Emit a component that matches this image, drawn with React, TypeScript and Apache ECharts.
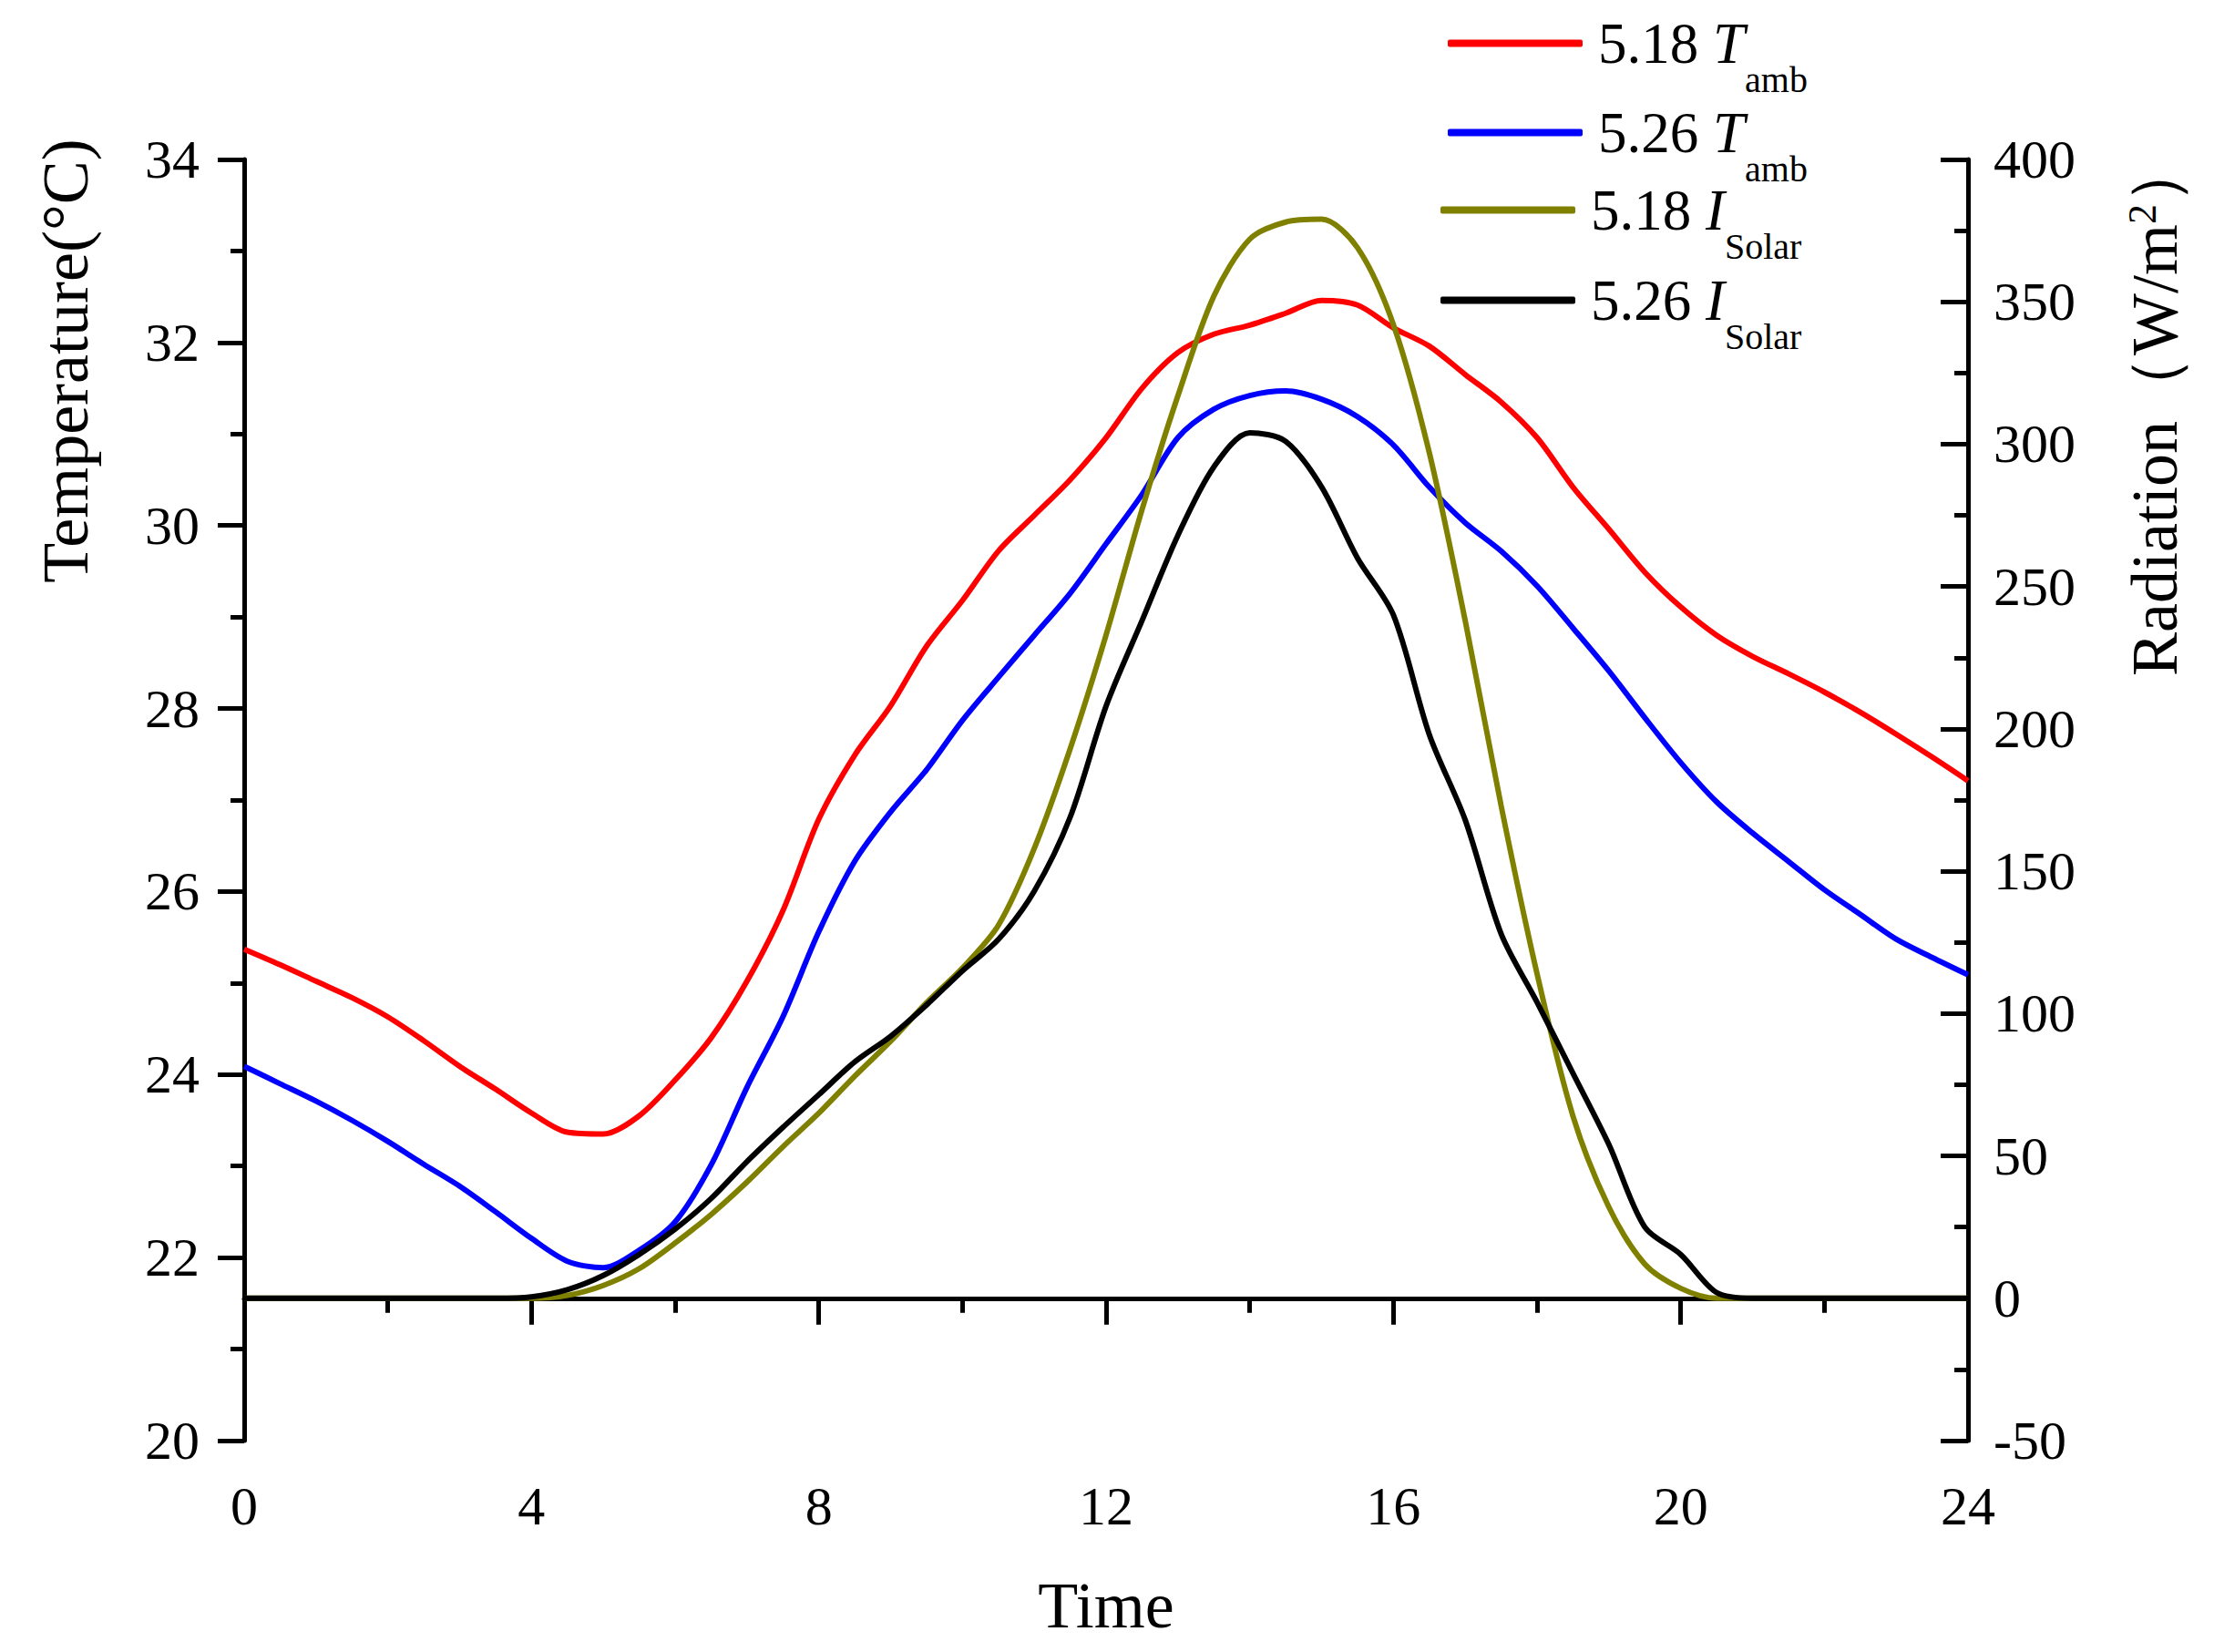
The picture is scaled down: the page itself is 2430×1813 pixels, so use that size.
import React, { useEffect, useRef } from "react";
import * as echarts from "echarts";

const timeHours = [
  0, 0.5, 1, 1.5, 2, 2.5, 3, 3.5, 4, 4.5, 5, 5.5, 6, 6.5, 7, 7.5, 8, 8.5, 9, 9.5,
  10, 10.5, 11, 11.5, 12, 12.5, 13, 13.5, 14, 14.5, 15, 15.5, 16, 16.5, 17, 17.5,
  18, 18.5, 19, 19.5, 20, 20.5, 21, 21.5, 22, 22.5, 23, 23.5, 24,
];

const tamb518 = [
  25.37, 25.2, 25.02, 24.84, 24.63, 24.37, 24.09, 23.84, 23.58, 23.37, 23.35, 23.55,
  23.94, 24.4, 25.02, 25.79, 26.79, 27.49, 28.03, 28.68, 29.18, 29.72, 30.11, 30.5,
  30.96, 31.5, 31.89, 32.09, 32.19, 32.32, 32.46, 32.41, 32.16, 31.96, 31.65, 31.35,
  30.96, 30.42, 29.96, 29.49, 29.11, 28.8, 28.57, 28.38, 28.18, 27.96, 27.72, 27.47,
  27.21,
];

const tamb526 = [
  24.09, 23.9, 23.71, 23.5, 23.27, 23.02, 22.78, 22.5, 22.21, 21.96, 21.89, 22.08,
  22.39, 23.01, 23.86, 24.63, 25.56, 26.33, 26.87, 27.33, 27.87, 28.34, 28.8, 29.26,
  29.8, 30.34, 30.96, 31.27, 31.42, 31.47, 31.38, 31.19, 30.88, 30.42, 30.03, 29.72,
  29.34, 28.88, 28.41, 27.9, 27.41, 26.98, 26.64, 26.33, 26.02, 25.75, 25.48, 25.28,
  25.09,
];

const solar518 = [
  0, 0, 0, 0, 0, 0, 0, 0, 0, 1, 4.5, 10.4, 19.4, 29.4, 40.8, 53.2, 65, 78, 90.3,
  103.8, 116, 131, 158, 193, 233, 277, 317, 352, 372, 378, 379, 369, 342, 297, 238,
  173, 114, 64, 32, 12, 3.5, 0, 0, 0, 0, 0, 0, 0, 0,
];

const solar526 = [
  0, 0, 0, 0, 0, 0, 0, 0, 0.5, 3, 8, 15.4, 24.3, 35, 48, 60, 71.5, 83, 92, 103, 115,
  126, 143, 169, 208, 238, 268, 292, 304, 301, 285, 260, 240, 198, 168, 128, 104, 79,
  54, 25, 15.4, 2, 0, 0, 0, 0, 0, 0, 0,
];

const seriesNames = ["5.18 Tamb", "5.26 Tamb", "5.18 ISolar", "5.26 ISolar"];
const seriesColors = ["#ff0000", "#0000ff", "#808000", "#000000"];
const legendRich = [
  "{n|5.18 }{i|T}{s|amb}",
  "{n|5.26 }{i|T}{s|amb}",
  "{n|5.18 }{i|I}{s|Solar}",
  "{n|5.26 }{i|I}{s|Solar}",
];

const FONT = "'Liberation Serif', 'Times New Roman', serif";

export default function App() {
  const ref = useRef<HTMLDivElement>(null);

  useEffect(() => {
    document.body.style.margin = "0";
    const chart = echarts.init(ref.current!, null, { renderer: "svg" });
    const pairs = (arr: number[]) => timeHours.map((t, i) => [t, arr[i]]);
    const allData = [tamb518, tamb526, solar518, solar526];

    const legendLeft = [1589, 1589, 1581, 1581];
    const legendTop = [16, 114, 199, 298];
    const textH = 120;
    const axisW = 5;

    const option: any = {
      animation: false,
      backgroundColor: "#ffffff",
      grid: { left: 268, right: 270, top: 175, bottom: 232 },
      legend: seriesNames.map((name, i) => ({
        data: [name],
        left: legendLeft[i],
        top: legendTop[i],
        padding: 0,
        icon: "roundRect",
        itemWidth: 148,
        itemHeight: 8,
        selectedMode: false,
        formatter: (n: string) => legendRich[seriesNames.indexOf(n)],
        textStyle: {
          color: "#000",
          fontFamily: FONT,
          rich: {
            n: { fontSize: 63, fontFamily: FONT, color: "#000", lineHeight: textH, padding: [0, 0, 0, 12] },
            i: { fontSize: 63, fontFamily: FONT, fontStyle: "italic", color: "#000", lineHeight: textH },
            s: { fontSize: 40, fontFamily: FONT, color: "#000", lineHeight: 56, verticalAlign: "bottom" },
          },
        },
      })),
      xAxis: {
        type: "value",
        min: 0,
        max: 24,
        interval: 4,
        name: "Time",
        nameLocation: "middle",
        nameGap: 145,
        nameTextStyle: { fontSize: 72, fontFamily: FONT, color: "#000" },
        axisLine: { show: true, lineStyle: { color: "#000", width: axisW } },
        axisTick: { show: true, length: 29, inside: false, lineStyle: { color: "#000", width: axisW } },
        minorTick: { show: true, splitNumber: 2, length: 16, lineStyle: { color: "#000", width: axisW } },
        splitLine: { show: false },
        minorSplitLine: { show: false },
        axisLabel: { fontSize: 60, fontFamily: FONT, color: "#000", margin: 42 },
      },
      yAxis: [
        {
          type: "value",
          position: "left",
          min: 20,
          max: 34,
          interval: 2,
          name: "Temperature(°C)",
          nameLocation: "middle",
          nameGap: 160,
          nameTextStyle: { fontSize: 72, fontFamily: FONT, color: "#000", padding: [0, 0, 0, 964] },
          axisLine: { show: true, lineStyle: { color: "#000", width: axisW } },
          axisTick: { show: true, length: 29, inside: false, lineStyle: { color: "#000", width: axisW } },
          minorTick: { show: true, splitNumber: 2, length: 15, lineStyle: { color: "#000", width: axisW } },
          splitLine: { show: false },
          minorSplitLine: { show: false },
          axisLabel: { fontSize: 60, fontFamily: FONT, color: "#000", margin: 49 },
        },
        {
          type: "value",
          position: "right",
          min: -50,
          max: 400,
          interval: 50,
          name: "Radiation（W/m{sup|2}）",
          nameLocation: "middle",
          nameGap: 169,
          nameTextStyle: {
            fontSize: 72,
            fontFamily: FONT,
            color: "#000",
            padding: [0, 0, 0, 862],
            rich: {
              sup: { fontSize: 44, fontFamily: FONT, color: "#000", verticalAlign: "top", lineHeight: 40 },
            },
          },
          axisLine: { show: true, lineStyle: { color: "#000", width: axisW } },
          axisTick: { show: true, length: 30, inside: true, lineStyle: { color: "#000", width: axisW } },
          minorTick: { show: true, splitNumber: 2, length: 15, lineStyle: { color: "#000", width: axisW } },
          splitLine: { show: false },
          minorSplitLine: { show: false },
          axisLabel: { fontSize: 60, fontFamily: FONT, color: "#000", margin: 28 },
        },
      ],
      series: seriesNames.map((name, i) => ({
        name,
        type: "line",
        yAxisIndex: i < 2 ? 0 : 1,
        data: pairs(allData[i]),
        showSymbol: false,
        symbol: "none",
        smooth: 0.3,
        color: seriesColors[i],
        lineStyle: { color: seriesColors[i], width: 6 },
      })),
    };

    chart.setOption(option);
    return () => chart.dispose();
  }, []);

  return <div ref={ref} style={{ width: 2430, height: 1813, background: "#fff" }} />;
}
• • • • • • •
Problem:
The lines to transcribe begin at the line with "The picture is" and end at the line with "import * as"; copy them exactly, both ends included.

Output of the exercise:
The picture is scaled down: the page itself is 2430×1813 pixels, so use that size.
import React, { useEffect, useRef } from "react";
import * as echarts from "echarts";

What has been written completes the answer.